### Aim
Repeat exactly the lines from the line with "Output the Python" to the line with "import pandas as pd", including both, and leave out any pictures.

### Task inputs
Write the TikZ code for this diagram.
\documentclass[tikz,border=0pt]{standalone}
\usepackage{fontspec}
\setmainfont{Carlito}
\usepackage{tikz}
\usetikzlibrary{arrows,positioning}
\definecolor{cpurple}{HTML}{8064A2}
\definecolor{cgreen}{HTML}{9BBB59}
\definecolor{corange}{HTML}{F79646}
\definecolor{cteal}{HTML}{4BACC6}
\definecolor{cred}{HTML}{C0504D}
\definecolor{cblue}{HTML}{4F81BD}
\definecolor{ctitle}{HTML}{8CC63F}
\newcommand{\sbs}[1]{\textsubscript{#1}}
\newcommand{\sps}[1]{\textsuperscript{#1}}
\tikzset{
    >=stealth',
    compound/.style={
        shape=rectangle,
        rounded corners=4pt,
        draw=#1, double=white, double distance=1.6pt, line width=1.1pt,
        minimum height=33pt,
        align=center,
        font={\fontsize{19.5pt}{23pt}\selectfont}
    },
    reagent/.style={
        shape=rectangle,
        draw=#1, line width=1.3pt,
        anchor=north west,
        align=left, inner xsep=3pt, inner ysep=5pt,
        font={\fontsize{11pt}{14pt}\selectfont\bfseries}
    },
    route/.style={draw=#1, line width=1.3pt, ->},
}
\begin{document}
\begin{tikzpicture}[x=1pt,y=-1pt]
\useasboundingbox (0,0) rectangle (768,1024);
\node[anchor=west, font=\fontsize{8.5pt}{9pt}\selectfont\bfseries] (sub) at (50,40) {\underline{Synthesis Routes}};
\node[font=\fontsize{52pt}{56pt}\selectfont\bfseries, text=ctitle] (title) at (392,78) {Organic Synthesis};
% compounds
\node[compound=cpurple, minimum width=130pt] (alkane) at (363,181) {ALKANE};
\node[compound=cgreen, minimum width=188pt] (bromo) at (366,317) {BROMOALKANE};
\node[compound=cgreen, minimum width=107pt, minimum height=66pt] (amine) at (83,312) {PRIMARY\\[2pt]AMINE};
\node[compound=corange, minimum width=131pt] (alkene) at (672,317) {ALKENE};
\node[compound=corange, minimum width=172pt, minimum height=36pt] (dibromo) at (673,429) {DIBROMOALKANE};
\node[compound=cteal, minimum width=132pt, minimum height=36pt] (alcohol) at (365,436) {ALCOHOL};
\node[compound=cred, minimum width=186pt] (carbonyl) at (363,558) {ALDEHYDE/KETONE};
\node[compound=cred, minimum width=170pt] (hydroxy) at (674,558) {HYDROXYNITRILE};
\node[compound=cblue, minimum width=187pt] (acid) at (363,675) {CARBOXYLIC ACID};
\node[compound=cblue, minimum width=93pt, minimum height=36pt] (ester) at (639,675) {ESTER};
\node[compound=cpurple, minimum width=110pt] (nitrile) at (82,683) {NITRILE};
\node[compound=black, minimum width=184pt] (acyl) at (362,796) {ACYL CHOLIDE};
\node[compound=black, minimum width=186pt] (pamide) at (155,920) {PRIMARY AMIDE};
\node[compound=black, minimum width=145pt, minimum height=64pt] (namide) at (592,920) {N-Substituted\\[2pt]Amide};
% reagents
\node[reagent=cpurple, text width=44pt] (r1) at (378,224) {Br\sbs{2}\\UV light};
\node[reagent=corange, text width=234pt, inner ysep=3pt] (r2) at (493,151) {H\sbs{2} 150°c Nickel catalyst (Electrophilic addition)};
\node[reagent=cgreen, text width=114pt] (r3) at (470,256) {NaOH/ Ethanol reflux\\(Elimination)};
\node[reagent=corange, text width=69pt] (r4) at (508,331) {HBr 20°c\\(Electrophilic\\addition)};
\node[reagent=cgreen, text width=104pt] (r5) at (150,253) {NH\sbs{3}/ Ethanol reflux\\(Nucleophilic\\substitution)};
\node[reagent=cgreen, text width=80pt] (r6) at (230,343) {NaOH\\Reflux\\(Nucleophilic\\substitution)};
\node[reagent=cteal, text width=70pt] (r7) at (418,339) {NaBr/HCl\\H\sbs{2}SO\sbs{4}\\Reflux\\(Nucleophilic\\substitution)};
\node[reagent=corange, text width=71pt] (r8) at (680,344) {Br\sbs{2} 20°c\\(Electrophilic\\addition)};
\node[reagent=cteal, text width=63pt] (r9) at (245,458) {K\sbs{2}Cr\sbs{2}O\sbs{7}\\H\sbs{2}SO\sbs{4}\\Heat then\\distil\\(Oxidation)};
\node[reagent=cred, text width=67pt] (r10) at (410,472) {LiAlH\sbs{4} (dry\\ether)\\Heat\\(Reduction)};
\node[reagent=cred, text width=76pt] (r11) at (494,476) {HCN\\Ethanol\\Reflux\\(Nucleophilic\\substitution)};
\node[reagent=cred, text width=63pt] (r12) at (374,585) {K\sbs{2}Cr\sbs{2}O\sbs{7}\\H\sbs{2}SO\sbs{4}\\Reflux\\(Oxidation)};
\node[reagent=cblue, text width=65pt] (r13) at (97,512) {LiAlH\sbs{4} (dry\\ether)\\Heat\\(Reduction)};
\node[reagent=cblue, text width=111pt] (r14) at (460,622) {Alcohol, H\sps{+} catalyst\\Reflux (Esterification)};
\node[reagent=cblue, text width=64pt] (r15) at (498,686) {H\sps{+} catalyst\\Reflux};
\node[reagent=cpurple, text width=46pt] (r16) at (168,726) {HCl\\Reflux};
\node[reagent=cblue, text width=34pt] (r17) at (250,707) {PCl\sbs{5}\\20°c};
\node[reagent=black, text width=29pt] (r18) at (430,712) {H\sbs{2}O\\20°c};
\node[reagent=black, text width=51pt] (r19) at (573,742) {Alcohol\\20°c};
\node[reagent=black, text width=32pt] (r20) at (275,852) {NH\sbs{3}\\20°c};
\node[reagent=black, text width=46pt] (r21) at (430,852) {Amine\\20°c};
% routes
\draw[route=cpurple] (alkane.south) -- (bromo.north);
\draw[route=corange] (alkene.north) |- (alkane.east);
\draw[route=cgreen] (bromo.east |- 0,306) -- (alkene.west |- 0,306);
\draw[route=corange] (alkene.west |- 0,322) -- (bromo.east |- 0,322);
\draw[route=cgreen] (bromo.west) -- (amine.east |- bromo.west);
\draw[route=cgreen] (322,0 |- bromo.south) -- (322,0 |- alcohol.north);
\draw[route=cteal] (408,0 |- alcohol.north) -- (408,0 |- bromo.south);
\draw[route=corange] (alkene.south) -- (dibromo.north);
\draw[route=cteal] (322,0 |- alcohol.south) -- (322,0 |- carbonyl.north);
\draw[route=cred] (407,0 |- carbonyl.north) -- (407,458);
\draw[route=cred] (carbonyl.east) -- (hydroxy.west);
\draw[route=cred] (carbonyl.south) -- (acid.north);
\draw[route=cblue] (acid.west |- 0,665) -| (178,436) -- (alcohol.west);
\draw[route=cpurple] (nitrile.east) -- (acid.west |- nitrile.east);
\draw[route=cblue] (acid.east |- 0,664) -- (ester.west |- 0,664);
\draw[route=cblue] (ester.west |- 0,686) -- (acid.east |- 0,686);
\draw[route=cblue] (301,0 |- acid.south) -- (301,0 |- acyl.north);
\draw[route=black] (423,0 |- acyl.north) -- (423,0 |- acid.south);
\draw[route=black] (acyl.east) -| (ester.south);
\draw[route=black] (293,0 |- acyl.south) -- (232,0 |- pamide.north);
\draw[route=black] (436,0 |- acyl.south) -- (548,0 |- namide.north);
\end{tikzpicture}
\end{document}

* * *

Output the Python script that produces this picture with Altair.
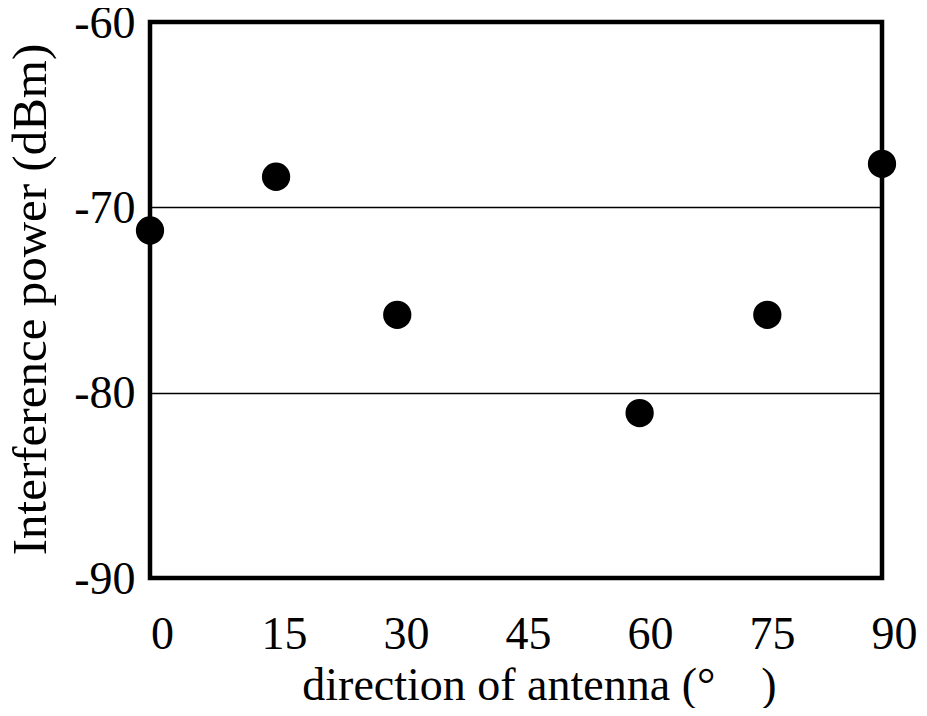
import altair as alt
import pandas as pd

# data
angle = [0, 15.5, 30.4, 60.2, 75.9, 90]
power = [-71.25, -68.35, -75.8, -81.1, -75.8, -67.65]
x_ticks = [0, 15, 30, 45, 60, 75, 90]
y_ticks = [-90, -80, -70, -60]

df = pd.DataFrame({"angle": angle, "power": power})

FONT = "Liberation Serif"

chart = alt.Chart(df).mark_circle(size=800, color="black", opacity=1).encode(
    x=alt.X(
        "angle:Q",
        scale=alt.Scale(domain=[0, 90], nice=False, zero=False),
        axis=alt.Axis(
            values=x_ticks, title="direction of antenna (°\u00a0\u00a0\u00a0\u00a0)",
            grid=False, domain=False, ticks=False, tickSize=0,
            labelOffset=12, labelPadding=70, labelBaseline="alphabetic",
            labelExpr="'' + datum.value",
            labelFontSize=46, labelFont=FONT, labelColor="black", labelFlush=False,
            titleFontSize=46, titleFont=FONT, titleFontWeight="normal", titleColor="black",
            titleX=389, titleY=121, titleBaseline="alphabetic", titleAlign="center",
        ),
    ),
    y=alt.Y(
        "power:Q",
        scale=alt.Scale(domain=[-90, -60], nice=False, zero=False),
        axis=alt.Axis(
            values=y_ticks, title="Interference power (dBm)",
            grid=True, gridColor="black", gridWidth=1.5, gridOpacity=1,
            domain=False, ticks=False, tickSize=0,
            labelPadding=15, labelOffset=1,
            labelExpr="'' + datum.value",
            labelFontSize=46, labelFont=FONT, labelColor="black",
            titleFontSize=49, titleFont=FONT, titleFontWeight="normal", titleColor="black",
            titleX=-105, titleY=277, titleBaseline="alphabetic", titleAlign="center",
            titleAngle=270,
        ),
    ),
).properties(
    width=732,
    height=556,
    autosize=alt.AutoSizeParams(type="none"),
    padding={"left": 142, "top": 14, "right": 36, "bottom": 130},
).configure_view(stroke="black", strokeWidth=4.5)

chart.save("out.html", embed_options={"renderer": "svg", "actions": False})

### The output
Output the Python script that produces this picture with Altair.
import altair as alt
import pandas as pd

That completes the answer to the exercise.